By Eric Dobson
To the Investors:
Diligence is not a formality. It is not to be skipped. It is not to be glossed over with trust of a charismatic entrepreneur. As we say, “In God we trust; everyone else goes through diligence!” The reason is simple. Studies show that even 20 hours of diligence on a venture increases your odds of success six-fold! (Forbes: How Much Diligence does an Angel Really Need to Do?. Let’s face it. Diligence can be time consuming. But, it can be a lot of fun too. Getting to know an entrepreneur, a team of dedicated individuals, understanding the insider’s perspective on a market opportunity can be addicting.
For those who want to become sophisticated angel investors, there are several key steps that you should follow. As you grow in sophistication, you will branch out beyond these basics and learn what appeals to you most directly. As an alliance of investors over many cities and large geography, there is a need for standardization so we are all looking at the same picture at once when deciding to invest in a given venture. There are 14 steps that precede a final decision to invest in a startup/private equity company:
- Look through the information provided by the entrepreneur for strongly positive and negative attributes and identify top three, key questions that must be answered to proceed.
- Seek peer and Alliance advice – find peers in your network and our Alliance that have expertise and market intelligence.
- Review market information – independently validate market projections of the entrepreneur.
- Study the team – find out if these are people you want to work with for the next five to seven years.
- Talking terms – talk terms early to avoid wasted time and effort of full diligence.
- Review the business plan – discover if the team can actually plan a business.
- Review the financial projections – discover if the team can use their financial tools properly to grow a business.
- Review market traction – find out if they have real market opportunity or not.
- Review the IP – find out if they have valuable, defendable IP that creates barriers-to-entry to competitors and drives acquisition.
- Reference checks – independently verify the entrepreneurs character not just his/her charisma.
- Document review – dig into the details to ensure they are structured properly.
- Review of prior rounds of capital – dig into the prior rounds of funding to ensure there are no deal-breakers from past rounds.
- Review of the capitalization table – dig into the cap table to make sure all obligations of the company are clearly accounted.
- Final gut check – never do a deal you don’t feel good about!
Each of these general categories must be satisfied before you can make a clear decision to invest. They should be executed in order. Each of these categories should be thought of as a stage gate. There is an iterative process inside of each until a point of diminishing returns is reached followed by a Yes/No decision to proceed to the next category or terminate the process and move to the next venture. So, if you are wondering, the answer is yes, you have to say “yes” 14 times before you invest in a deal. You only have to say “no” once.
You should compile your answers into a form that captures the essence of the deal and is ready for sharing with your peers you will want to bring into the syndication with you.
The point of this exercise is several fold:
- Identify problems now that will likely be the undoing of the company later.

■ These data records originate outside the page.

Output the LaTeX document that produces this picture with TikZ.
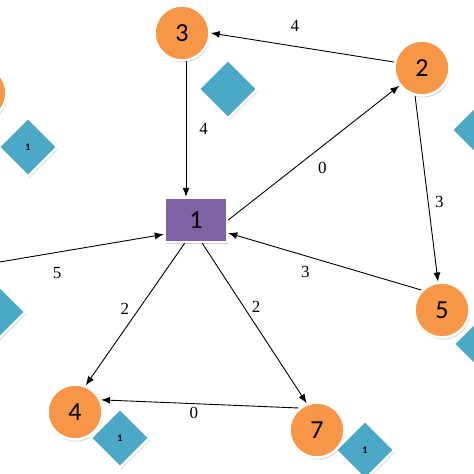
\documentclass[tikz,border=0pt]{standalone}
\usepackage{fontspec}
\setmainfont{Liberation Serif}
\newfontfamily\numfont{Carlito}
\usetikzlibrary{shapes.geometric,shadows,arrows.meta}
\definecolor{vorange}{HTML}{F79646}
\definecolor{vpurple}{HTML}{7F62A6}
\definecolor{vteal}{HTML}{4BA8C6}

\begin{document}
\begin{tikzpicture}[x=1pt,y=-1pt,
                    shade/.style={drop shadow={shadow xshift=1pt,shadow yshift=-2pt,fill=black!30,opacity=0.6}},
                    vert/.style={circle,fill=vorange,draw=white,line width=2.5pt,minimum size=55pt,inner sep=0pt,
                                 font=\numfont\fontsize{26}{26}\selectfont,shade},
                    box/.style={rectangle,fill=vpurple,draw=white,line width=2.5pt,minimum width=62pt,minimum height=44pt,
                                inner sep=0pt,font=\numfont\fontsize{26}{26}\selectfont,shade},
                    tag/.style={diamond,fill=vteal,draw=white,line width=2.5pt,minimum size=60pt,inner sep=0pt,
                                font=\numfont\bfseries\fontsize{10}{10}\selectfont,shade},
                    edge/.style={line width=0.9pt,-{Latex[length=9pt,width=7pt]}},
                    lab/.style={inner sep=1pt,font=\fontsize{17}{17}\selectfont}]
                    \path[use as bounding box,fill=white] (0,0) rectangle (474,474);
                    \clip (0,0) rectangle (474,474);
                    \node[box] (r1) at (196,220) {1};
                    \node[vert] (n3) at (182,33) {3};
                    \node[vert] (n2) at (422,68) {2};
                    \node[vert] (n5) at (442,310) {5};
                    \node[vert] (n7) at (317,430) {7};
                    \node[vert] (n4) at (75,412) {4};
                    \node[vert] (n6) at (-21,93) {};
                    \coordinate (c8) at (-30,267);
                    \node[tag] (t3) at (228,89) {};
                    \node[tag] (t2) at (481,130) {};
                    \node[tag] (t5) at (483,344) {};
                    \node[tag] (t4) at (120,438) {1};
                    \node[tag] (t7) at (365,450) {1};
                    \node[tag] (t6) at (28,147) {1};
                    \node[tag] (t8) at (-4,312) {};
                    \draw[edge] (n2.168) -- node[lab,pos=0.54,above=13pt]{4} (n3.0);
                    \draw[edge] (n3.-82) -- node[lab,pos=0.5,right=12pt]{4} (n3.-82 |- r1.north);
                    \draw[edge] (r1.east) -- node[lab,pos=0.55,below=15pt]{0} (n2.218);
                    \draw[edge] (n2.256) -- node[lab,pos=0.57,right=5.5pt]{3} (n5.98);
                    \draw[edge] (n5.136) -- node[lab,pos=0.6,below=8.5pt]{3} (r1.-22);
                    \draw[edge] (c8) -- node[lab,pos=0.45,below=13.5pt]{5} (r1.204);
                    \draw[edge] (r1.244) -- node[lab,pos=0.46,left=8.5pt]{2} (n4.68);
                    \draw[edge] (r1.285) -- node[lab,pos=0.4,right=6.5pt]{2} (n7.111);
                    \draw[edge] (n7.130) -- node[lab,pos=0.53,below=2.5pt]{0} (n4.25);
                \end{tikzpicture}
\end{document}
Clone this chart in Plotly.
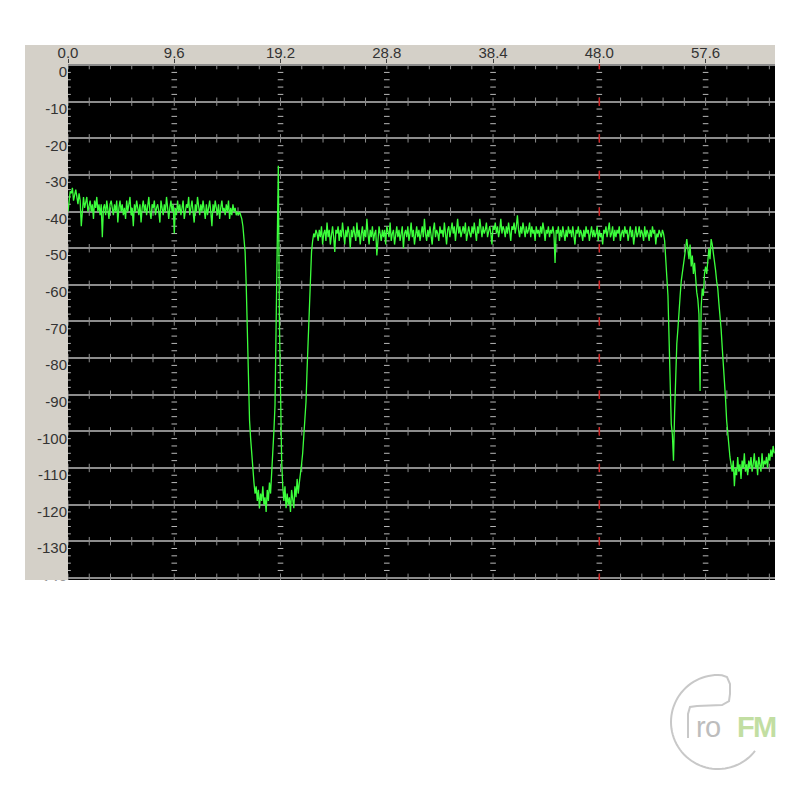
import numpy as np
import plotly.graph_objects as go

# ---------------- data (dB, 0.1 kHz per sample) ----------------
STEP_KHZ = 0.1

mono_db = [  # 0.0 - 15.9 kHz
    -40, -36, -34.5, -35, -33.5, -37, -35, -34, -36, -38,
    -35, -37, -44, -38, -36, -39, -37, -36, -40, -38,
    -37, -40, -38, -42, -37, -39, -36, -40, -38, -41,
    -38, -47, -39, -38, -41, -37, -40, -42, -38, -37,
    -39, -41, -38, -40, -37, -43, -39, -37, -40, -38,
    -41, -39, -42, -37, -40, -38, -36, -41, -39, -44,
    -38, -40, -37, -39, -41, -38, -43, -39, -37, -40,
    -38, -41, -39, -36, -40, -42, -38, -39, -37, -41,
    -39, -38, -40, -43, -37, -39, -41, -38, -40, -36,
    -39, -42, -39, -37, -40, -38, -46, -39, -41, -37,
    -40, -38, -41, -39, -37, -42, -40, -38, -39, -36,
    -41, -39, -37, -40, -43, -38, -40, -36, -39, -41,
    -38, -40, -37, -39, -42, -38, -41, -39, -37, -40,
    -44, -38, -40, -37, -39, -41, -38, -42, -39, -37,
    -40, -39, -41, -38, -40, -37, -42, -39, -41, -38,
    -40, -39, -41, -40, -41, -40, -41, -42, -44, -47,
]

notch_db = [  # 16.0 - 22.4 kHz (gap around the 19 kHz pilot)
    -51, -60, -75, -88, -97, -102, -107, -111, -114, -117,
    -115, -119, -116, -121, -117, -119, -115, -120, -118, -122,
    -116, -119, -114, -117, -112, -106, -100, -93, -75, -45,
    -27.5, -70, -98, -108, -115, -119, -115, -121, -117, -120,
    -118, -122, -116, -119, -121, -115, -118, -113, -117, -114,
    -112, -109, -106, -102, -98, -92, -83, -74, -63, -55,
    -51, -48, -46, -47, -45,
]

stereo_db = [  # 22.5 - 53.9 kHz (L-R sub-band)
    -46, -48, -45, -47, -44, -49, -46, -45, -48, -43,
    -47, -45, -49, -46, -44, -47, -51, -45, -46, -44,
    -48, -45, -47, -43, -46, -49, -45, -47, -44, -46,
    -50, -45, -47, -44, -46, -48, -43, -47, -45, -49,
    -46, -44, -48, -45, -47, -42, -46, -49, -45, -47,
    -44, -48, -46, -45, -52, -47, -44, -46, -48, -45,
    -47, -45, -49, -44, -46, -47, -43, -48, -46, -45,
    -49, -46, -44, -47, -45, -48, -46, -44, -50, -46,
    -45, -47, -44, -48, -46, -43, -47, -45, -49, -46,
    -44, -47, -45, -48, -46, -44, -47, -42, -46, -48,
    -45, -47, -44, -46, -49, -45, -43, -47, -45, -46,
    -48, -44, -46, -45, -47, -43, -46, -49, -45, -44,
    -47, -45, -43, -46, -44, -48, -45, -42, -46, -44,
    -47, -45, -44, -46, -43, -48, -45, -44, -46, -47,
    -44, -46, -43, -45, -48, -44, -46, -42, -45, -47,
    -44, -46, -45, -43, -47, -45, -44, -46, -49, -44,
    -45, -43, -46, -44, -47, -45, -42, -46, -44, -45,
    -47, -44, -46, -43, -45, -48, -44, -45, -43, -46,
    -44, -41, -45, -47, -44, -46, -43, -45, -47, -44,
    -46, -45, -43, -47, -44, -46, -45, -48, -44, -46,
    -45, -47, -44, -46, -43, -45, -48, -45, -46, -44,
    -47, -45, -46, -44, -46, -54, -45, -46, -44, -48,
    -45, -47, -44, -46, -48, -45, -47, -44, -46, -45,
    -47, -44, -46, -49, -45, -46, -44, -47, -45, -46,
    -48, -45, -47, -44, -46, -45, -48, -46, -44, -47,
    -45, -47, -46, -44, -48, -45, -47, -46, -49, -45,
    -46, -44, -47, -45, -43, -47, -46, -44, -48, -45,
    -47, -45, -46, -44, -48, -46, -45, -47, -44, -46,
    -45, -48, -46, -44, -47, -45, -49, -46, -44, -47,
    -46, -44, -47, -45, -46, -48, -44, -47, -45, -46,
    -48, -45, -47, -44, -46, -45, -49, -46, -47, -45,
    -46, -47, -45, -46, -48,
]

rds_db = [  # 54.0 - 59.9 kHz (RDS / 57 kHz region)
    -52, -58, -63, -75, -87, -98, -101, -108, -95, -85,
    -76, -72, -66, -63, -59, -57, -54, -52, -50, -47.5,
    -50, -53, -49, -55, -52, -57, -54, -59, -62, -64,
    -68, -89, -66, -61, -63, -57, -55, -57, -52, -50,
    -53, -47.5, -49, -51, -54, -56, -59, -61, -65, -68,
    -72, -77, -81, -86, -91, -97, -101, -104, -107, -109,
]

floor_db = [  # 60.0 - 63.8 kHz
    -111, -108, -115, -110, -112, -107, -111, -109, -113, -108,
    -110, -106, -111, -109, -112, -108, -110, -107, -111, -109,
    -106, -110, -108, -112, -107, -109, -111, -106, -110, -108,
    -109, -107, -110, -106, -108, -105, -107, -104, -106,
]

x_tick_vals = [0.0, 9.6, 19.2, 28.8, 38.4, 48.0, 57.6]
x_tick_text = ["0.0", "9.6", "19.2", "28.8", "38.4", "48.0", "57.6"]
y_tick_vals = [0, -10, -20, -30, -40, -50, -60, -70, -80, -90, -100, -110, -120, -130, -140]
y_tick_text = [str(v) for v in y_tick_vals]
MINOR_X_STEP = 1.92
MARKER_KHZ = 48.0
X_RANGE = [0, 63.87]
Y_RANGE = [-140.6, 0.3]

level_db = np.array(mono_db + notch_db + stereo_db + rds_db + floor_db, dtype=float)
freq_khz = np.round(np.arange(level_db.size) * STEP_KHZ, 1)

# ---------------- figure ----------------
OFF = 8                      # page body margin
W = H = 792
L, T = 68 - OFF, 64 - OFF
PW, PH = 707, 516
R = W - L - PW
B = H - T - PH


def px(xp, yp):
    """page pixel -> paper coords"""
    return (xp - OFF - L) / PW, (T + PH - (yp - OFF)) / PH


fig = go.Figure()

# crossing tick marks on horizontal grid lines
cx = np.arange(0, X_RANGE[1], MINOR_X_STEP)
gx, gy = np.meshgrid(cx, np.array(y_tick_vals, dtype=float))
fig.add_trace(go.Scatter(
    x=gx.ravel(), y=gy.ravel(), mode="markers", hoverinfo="skip",
    marker=dict(symbol="line-ns", size=6, line=dict(color="#8c8c8c", width=1)),
))

# dashed vertical grid columns at major frequency ticks (every 2 dB)
dash_y = [v for v in range(0, -141, -2) if v % 10 != 0]
dx, dy = np.meshgrid(np.array(x_tick_vals), np.array(dash_y, dtype=float))
fig.add_trace(go.Scatter(
    x=dx.ravel(), y=dy.ravel(), mode="markers", hoverinfo="skip",
    marker=dict(symbol="line-ew", size=4, line=dict(color="#b8b8b8", width=1)),
))

# red marker at 48 kHz
fig.add_trace(go.Scatter(
    x=[MARKER_KHZ] * len(y_tick_vals), y=y_tick_vals, mode="markers", hoverinfo="skip",
    marker=dict(symbol="line-ns", size=6, line=dict(color="#d02020", width=1.5)),
))

# spectrum trace
fig.add_trace(go.Scatter(
    x=freq_khz, y=level_db, mode="lines", hoverinfo="skip",
    line=dict(color="#3cff3c", width=1.3),
))

shapes = []
# grey window frame, then the black plot face
fx0, fy0 = px(25, 580)
fx1, fy1 = px(775, 45)
shapes.append(dict(type="rect", xref="paper", yref="paper", x0=fx0, y0=fy0, x1=fx1, y1=fy1,
                   fillcolor="#d4d0c8", line=dict(width=0), layer="below"))
shapes.append(dict(type="rect", xref="paper", yref="paper", x0=0, y0=0, x1=1, y1=1,
                   fillcolor="black", line=dict(width=0), layer="below"))
# white strip cutting the bottom label (window edge)
wx0, wy0 = px(0, 800)
wx1, wy1 = px(800, 580.5)
shapes.append(dict(type="rect", xref="paper", yref="paper", x0=wx0, y0=wy0, x1=wx1, y1=wy1,
                   fillcolor="white", line=dict(width=0), layer="above"))

# ProFM logo (arc + P)
ccx, ccy, rr = 718, 722, 47
ang = np.radians(np.linspace(90, 322, 60))
pts = [(688, 738), (688, 714), (690, 707), (697, 706), (722, 705), (729, 701), (730, 694),
       (730, 684), (727, 677), (722, 675.3)]
pts += [(ccx + rr * np.cos(a), ccy - rr * np.sin(a)) for a in ang]
path = ""
for i, (a, b) in enumerate(pts):
    X, Y = px(a, b)
    path += ("M" if i == 0 else "L") + f"{X:.5f},{Y:.5f} "
shapes.append(dict(type="path", xref="paper", yref="paper", path=path,
                   line=dict(color="#c8c8c8", width=2), layer="above"))

annotations = []
for ch, xp, col, wt in [("r", 701, "#bdbdbd", 400), ("o", 713, "#bdbdbd", 400),
                        ("F", 746, "#c2dea2", 700), ("M", 765, "#c2dea2", 700)]:
    X, Y = px(xp, 727)
    annotations.append(dict(x=X, y=Y, xref="paper", yref="paper", text=ch, showarrow=False,
                            xanchor="center", yanchor="middle",
                            font=dict(family="Liberation Sans", size=29, color=col, weight=wt)))

fig.update_layout(
    width=W, height=H, margin=dict(l=L, r=R, t=T, b=B),
    paper_bgcolor="white", plot_bgcolor="black", showlegend=False,
    shapes=shapes, annotations=annotations,
    xaxis=dict(range=X_RANGE, side="top", tickvals=x_tick_vals, ticktext=x_tick_text,
               showgrid=False, zeroline=False, ticks="outside", ticklen=4, tickcolor="#404040",
               ticklabelstandoff=-5,
               tickfont=dict(family="Liberation Sans", size=15, color="#333333"),
               showline=False, fixedrange=True),
    yaxis=dict(range=Y_RANGE, tickvals=y_tick_vals, ticktext=y_tick_text,
               showgrid=True, gridcolor="#8c8c8c", gridwidth=1.5, zeroline=False,
               ticks="", ticklabelshift=7, ticklabelstandoff=0,
               tickfont=dict(family="Liberation Sans", size=15, color="#333333"),
               showline=False, fixedrange=True),
)

fig.write_html("out.html")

- Build a relationship with the company and team.
- Help the company to correct errors that may have crept in over rounds of funding and changes in operations.
- Set a baseline from which you can judge the success of the company’s operations going forward.
- Identify what you can contribute to the company’s growth.
This is all to say this process should be taken very seriously and engaged with enthusiasm. You are NOT simply validating the entrepreneur’s vision. You are protecting yourself and your fellow angels and value-adding the investment you are about to make!